[start of Material provided]
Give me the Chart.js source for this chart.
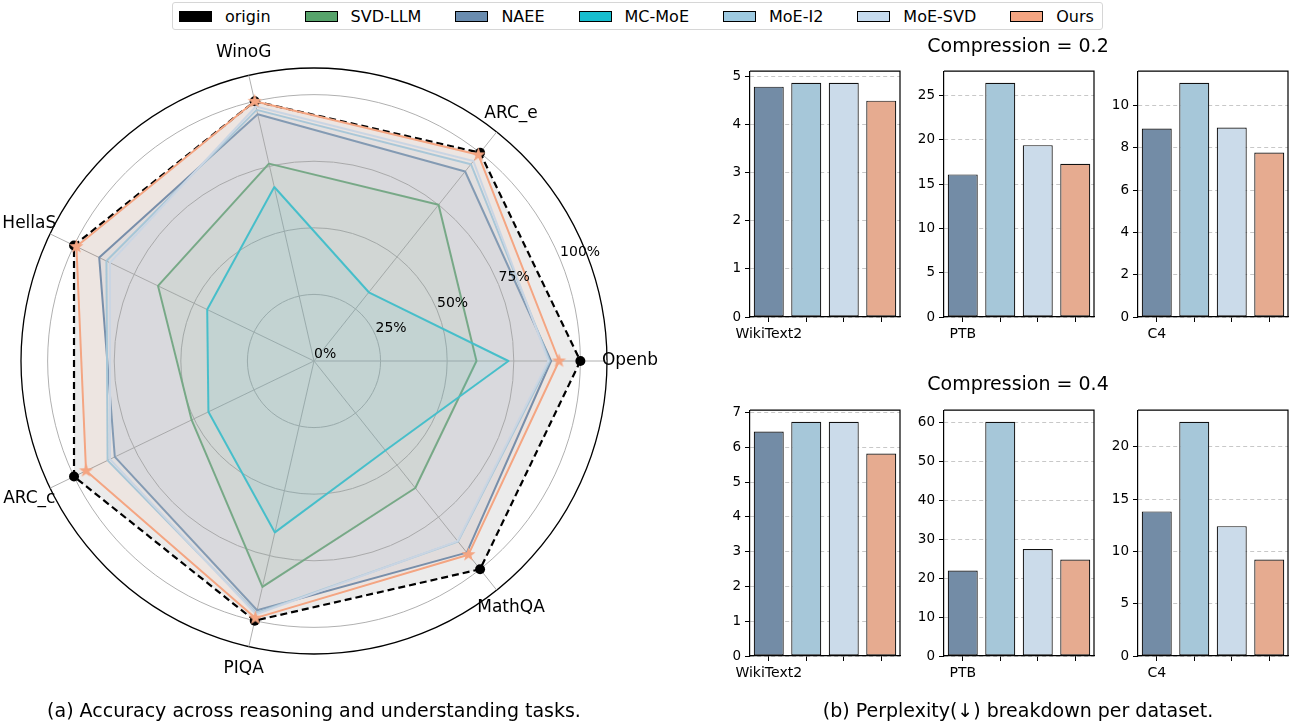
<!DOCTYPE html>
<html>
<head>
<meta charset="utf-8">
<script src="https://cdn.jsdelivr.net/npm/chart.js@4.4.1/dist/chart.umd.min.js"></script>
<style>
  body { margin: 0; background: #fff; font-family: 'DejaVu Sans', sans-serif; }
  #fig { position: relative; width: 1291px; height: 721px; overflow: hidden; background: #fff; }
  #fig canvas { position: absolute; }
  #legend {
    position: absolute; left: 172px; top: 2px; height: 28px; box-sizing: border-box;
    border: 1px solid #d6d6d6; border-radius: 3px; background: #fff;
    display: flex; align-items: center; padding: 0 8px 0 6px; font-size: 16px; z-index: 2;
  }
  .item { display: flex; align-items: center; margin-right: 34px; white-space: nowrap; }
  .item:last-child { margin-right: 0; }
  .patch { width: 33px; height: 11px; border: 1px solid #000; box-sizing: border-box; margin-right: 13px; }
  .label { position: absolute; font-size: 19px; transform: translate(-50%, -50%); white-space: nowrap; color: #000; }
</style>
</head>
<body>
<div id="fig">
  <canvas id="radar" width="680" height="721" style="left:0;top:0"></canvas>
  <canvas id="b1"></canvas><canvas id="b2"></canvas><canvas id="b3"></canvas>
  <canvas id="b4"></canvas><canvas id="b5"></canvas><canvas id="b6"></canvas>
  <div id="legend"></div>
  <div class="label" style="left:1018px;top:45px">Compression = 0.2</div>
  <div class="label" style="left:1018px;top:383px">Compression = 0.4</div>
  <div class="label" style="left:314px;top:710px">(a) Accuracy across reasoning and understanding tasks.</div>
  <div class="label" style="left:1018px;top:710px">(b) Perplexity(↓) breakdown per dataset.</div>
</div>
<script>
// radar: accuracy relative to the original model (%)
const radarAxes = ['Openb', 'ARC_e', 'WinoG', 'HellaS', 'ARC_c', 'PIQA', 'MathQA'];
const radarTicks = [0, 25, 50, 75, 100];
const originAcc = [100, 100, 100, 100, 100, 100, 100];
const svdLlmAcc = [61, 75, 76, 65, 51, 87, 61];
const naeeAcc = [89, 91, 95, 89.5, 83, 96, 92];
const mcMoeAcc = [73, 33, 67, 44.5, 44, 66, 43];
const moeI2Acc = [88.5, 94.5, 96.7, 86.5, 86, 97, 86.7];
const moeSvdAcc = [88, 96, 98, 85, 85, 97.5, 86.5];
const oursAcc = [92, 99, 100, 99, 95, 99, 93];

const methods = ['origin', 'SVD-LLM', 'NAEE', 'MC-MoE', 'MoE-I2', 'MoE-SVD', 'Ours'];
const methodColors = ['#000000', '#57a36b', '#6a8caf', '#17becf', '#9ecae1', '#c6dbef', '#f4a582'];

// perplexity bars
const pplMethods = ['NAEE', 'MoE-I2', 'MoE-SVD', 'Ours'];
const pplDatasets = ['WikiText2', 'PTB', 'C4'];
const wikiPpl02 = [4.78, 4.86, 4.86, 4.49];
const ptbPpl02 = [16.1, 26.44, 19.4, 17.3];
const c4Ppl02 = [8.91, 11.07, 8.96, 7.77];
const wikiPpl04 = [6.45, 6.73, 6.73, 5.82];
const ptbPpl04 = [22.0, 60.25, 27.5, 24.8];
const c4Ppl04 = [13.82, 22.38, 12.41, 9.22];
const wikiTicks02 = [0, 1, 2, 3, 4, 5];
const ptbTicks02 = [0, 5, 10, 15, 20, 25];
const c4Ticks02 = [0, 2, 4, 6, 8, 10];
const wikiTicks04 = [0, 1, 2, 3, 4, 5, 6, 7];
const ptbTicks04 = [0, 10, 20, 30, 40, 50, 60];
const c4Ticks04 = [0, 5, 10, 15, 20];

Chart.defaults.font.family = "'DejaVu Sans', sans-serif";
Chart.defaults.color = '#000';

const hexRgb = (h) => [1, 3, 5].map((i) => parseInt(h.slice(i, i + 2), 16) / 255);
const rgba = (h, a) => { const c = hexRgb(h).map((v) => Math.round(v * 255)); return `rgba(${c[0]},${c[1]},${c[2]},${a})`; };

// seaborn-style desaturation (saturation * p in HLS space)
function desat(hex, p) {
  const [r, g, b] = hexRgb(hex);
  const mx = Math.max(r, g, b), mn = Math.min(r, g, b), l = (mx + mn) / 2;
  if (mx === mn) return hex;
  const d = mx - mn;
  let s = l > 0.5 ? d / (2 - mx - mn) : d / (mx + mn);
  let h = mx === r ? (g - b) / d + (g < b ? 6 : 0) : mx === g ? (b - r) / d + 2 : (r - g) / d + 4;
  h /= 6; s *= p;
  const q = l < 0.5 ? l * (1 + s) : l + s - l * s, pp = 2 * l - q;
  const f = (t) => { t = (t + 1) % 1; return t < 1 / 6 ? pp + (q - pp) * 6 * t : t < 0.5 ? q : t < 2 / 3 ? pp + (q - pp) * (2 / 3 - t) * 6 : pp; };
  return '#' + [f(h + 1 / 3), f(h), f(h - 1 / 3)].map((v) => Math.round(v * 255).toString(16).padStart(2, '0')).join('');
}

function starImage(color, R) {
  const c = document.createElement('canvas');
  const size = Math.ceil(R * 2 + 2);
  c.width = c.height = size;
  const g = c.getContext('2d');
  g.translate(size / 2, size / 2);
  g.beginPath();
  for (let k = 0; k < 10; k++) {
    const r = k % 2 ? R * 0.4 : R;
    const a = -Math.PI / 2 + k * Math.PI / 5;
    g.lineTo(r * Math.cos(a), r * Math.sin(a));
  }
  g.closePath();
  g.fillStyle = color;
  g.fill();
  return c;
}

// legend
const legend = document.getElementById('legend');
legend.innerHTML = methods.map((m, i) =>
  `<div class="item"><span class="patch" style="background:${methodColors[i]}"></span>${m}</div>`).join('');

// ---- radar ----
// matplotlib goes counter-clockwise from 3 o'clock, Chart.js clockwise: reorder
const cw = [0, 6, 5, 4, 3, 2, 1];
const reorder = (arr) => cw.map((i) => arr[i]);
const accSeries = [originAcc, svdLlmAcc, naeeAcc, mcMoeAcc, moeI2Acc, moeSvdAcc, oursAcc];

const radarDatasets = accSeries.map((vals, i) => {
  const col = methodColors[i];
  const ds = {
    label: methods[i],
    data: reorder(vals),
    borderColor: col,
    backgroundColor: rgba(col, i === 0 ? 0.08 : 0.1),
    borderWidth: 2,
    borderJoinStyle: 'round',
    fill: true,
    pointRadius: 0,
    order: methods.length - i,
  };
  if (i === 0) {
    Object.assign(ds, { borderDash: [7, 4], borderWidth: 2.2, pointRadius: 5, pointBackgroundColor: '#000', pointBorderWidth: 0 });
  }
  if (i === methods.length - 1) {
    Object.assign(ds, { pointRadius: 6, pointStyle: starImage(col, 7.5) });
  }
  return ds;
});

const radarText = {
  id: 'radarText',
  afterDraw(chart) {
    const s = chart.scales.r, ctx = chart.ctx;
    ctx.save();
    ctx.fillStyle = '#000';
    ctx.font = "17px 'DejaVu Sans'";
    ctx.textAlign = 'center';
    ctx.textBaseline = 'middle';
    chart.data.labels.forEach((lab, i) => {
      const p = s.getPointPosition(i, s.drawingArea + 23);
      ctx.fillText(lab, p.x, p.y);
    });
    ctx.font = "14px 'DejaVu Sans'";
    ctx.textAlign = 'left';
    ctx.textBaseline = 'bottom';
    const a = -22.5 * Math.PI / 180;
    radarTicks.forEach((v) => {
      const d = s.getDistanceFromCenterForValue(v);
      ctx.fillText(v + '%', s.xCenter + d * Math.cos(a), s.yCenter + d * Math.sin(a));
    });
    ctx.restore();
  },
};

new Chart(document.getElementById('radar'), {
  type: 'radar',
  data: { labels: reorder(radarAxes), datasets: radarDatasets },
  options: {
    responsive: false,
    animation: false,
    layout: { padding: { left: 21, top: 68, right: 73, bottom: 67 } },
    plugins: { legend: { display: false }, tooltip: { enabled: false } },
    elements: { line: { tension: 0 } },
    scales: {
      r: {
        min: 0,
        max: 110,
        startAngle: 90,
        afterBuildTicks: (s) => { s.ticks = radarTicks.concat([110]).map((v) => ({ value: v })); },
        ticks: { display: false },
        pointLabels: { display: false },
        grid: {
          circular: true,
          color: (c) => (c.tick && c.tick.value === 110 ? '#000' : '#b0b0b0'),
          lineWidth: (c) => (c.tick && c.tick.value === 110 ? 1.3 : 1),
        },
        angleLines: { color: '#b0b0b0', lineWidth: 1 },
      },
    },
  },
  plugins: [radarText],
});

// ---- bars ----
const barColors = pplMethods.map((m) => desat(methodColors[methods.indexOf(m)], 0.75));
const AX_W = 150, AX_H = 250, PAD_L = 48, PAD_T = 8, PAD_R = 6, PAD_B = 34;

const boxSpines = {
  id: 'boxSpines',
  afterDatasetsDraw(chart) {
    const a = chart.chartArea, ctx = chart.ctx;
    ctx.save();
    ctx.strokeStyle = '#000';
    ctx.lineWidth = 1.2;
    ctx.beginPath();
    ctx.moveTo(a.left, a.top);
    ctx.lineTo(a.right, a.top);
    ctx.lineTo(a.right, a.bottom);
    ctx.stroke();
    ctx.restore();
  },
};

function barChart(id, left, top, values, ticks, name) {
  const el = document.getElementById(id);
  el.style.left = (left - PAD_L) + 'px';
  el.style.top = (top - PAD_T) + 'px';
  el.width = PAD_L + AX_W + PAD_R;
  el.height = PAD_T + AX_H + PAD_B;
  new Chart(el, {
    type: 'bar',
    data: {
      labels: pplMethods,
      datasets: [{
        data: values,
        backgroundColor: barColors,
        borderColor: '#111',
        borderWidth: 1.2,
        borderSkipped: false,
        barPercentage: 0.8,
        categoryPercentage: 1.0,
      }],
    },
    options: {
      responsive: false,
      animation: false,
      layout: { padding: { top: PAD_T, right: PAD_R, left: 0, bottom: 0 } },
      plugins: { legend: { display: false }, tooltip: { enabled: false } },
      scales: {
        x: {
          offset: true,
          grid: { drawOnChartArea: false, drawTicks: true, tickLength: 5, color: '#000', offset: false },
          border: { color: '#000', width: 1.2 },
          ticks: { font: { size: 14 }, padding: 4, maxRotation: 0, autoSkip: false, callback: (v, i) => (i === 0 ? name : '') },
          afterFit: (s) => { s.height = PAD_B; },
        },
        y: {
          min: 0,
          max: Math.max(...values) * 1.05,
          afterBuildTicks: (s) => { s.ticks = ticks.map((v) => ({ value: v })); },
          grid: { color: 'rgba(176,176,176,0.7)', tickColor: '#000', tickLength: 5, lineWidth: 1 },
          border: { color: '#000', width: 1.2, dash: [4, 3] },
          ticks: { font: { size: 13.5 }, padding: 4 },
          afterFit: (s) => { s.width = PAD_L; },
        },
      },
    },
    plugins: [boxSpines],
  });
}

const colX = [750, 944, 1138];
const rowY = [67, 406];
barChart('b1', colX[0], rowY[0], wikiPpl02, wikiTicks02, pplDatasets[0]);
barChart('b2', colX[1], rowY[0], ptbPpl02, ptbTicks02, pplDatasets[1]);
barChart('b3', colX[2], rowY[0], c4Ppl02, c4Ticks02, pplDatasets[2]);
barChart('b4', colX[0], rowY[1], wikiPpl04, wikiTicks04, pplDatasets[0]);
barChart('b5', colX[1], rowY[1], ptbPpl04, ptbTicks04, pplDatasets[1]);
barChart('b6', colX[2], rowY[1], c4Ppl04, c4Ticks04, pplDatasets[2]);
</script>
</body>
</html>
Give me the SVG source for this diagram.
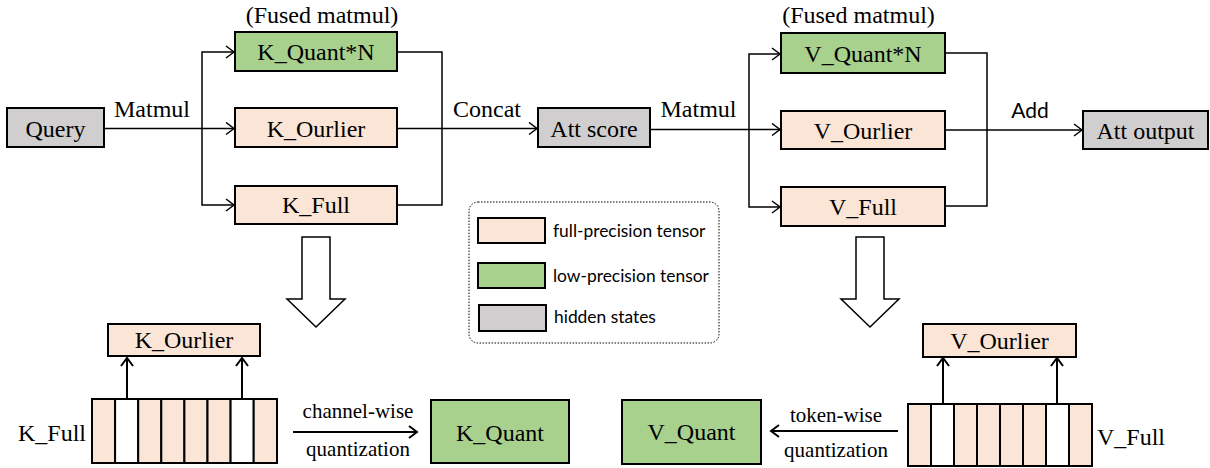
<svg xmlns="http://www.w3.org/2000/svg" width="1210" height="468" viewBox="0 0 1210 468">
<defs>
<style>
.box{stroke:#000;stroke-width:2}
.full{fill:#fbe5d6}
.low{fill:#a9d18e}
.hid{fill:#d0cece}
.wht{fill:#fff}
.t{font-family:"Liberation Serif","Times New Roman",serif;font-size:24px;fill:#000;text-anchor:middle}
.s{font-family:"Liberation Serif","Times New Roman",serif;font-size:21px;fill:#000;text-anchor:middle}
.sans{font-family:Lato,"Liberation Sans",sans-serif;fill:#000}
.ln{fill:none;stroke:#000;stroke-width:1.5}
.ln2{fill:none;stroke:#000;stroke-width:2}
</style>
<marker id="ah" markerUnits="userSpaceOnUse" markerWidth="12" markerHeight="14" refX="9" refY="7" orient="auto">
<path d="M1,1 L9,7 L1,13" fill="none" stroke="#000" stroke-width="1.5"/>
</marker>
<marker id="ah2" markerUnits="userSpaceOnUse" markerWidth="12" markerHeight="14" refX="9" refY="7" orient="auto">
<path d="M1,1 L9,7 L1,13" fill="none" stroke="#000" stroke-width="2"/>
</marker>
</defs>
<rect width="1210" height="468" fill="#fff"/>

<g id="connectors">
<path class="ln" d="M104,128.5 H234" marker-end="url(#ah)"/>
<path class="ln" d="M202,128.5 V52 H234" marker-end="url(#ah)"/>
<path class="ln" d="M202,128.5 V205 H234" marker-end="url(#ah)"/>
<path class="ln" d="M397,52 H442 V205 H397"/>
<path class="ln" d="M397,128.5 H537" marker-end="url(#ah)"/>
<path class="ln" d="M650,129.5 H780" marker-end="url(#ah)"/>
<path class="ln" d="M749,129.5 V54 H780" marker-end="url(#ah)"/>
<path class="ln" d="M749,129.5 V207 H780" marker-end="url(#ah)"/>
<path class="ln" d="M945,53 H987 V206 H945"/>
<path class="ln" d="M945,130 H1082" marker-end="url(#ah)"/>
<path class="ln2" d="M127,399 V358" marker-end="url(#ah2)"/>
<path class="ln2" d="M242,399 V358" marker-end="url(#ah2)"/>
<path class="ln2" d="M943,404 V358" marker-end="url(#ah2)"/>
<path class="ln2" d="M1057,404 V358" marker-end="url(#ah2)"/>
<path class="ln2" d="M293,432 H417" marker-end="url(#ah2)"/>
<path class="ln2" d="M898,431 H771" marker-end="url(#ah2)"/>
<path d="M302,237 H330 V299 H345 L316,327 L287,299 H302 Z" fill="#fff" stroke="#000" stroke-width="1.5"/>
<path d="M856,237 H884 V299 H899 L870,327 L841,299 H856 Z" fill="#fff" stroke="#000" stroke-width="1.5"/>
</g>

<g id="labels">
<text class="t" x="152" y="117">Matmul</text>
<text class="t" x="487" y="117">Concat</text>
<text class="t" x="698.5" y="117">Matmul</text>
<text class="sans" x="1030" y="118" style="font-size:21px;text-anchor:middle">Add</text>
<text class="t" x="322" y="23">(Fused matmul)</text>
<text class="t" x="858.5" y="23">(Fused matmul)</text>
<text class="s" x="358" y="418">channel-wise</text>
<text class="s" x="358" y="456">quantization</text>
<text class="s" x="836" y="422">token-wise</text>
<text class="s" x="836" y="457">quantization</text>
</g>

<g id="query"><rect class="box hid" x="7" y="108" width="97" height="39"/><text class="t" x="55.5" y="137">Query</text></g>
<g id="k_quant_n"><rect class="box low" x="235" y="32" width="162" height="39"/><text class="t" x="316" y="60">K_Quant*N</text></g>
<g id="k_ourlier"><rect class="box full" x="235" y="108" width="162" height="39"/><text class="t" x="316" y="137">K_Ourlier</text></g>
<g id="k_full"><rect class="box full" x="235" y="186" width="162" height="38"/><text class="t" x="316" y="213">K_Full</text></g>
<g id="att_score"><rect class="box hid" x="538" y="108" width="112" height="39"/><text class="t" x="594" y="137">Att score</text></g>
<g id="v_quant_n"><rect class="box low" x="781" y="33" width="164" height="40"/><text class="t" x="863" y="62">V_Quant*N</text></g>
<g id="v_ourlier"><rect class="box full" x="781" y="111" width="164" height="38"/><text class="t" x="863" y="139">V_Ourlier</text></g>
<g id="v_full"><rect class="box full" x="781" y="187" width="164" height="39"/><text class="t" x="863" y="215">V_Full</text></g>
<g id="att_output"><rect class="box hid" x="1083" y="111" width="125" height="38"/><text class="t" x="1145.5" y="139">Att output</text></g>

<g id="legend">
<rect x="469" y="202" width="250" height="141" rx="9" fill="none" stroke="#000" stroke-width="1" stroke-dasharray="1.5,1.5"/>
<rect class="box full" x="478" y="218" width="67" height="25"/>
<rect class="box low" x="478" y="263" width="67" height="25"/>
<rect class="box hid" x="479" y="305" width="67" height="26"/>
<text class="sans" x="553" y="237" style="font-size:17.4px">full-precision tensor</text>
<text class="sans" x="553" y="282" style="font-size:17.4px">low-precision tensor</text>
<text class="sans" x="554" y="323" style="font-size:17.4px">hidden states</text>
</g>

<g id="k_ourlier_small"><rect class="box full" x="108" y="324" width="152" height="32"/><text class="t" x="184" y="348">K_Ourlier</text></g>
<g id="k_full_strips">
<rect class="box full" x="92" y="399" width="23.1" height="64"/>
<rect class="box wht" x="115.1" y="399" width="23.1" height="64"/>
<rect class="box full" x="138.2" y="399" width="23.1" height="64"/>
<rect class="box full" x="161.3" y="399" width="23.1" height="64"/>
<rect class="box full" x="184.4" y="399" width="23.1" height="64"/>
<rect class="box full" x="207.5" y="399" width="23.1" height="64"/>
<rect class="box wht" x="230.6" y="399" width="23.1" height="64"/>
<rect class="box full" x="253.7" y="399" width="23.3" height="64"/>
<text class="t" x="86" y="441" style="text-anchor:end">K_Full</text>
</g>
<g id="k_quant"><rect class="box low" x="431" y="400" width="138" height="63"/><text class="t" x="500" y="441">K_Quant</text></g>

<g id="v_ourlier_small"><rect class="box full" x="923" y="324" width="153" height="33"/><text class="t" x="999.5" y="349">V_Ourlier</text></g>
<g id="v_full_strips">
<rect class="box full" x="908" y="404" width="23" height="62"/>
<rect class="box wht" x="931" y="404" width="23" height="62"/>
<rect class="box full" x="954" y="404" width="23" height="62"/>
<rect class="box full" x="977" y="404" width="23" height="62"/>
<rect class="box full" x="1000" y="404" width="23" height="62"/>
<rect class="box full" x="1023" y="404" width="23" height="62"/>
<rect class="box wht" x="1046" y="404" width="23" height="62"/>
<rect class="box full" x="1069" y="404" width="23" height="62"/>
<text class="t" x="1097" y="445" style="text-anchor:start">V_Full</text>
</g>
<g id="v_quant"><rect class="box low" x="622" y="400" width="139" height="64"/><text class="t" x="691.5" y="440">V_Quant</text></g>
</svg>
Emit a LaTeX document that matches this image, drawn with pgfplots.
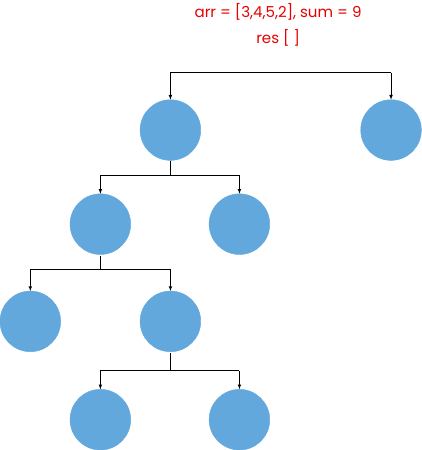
[end of Material provided]
§ **What you need to do**:
Write down every line from the opening of the listing to the line with "const oursAcc = [92, 99, 100, 99, 95, 99, 93];", both included, and nothing else; the pictures are omitted.

§ **Completed exercise**:
Give me the Chart.js source for this chart.
<!DOCTYPE html>
<html>
<head>
<meta charset="utf-8">
<script src="https://cdn.jsdelivr.net/npm/chart.js@4.4.1/dist/chart.umd.min.js"></script>
<style>
  body { margin: 0; background: #fff; font-family: 'DejaVu Sans', sans-serif; }
  #fig { position: relative; width: 1291px; height: 721px; overflow: hidden; background: #fff; }
  #fig canvas { position: absolute; }
  #legend {
    position: absolute; left: 172px; top: 2px; height: 28px; box-sizing: border-box;
    border: 1px solid #d6d6d6; border-radius: 3px; background: #fff;
    display: flex; align-items: center; padding: 0 8px 0 6px; font-size: 16px; z-index: 2;
  }
  .item { display: flex; align-items: center; margin-right: 34px; white-space: nowrap; }
  .item:last-child { margin-right: 0; }
  .patch { width: 33px; height: 11px; border: 1px solid #000; box-sizing: border-box; margin-right: 13px; }
  .label { position: absolute; font-size: 19px; transform: translate(-50%, -50%); white-space: nowrap; color: #000; }
</style>
</head>
<body>
<div id="fig">
  <canvas id="radar" width="680" height="721" style="left:0;top:0"></canvas>
  <canvas id="b1"></canvas><canvas id="b2"></canvas><canvas id="b3"></canvas>
  <canvas id="b4"></canvas><canvas id="b5"></canvas><canvas id="b6"></canvas>
  <div id="legend"></div>
  <div class="label" style="left:1018px;top:45px">Compression = 0.2</div>
  <div class="label" style="left:1018px;top:383px">Compression = 0.4</div>
  <div class="label" style="left:314px;top:710px">(a) Accuracy across reasoning and understanding tasks.</div>
  <div class="label" style="left:1018px;top:710px">(b) Perplexity(↓) breakdown per dataset.</div>
</div>
<script>
// radar: accuracy relative to the original model (%)
const radarAxes = ['Openb', 'ARC_e', 'WinoG', 'HellaS', 'ARC_c', 'PIQA', 'MathQA'];
const radarTicks = [0, 25, 50, 75, 100];
const originAcc = [100, 100, 100, 100, 100, 100, 100];
const svdLlmAcc = [61, 75, 76, 65, 51, 87, 61];
const naeeAcc = [89, 91, 95, 89.5, 83, 96, 92];
const mcMoeAcc = [73, 33, 67, 44.5, 44, 66, 43];
const moeI2Acc = [88.5, 94.5, 96.7, 86.5, 86, 97, 86.7];
const moeSvdAcc = [88, 96, 98, 85, 85, 97.5, 86.5];
const oursAcc = [92, 99, 100, 99, 95, 99, 93];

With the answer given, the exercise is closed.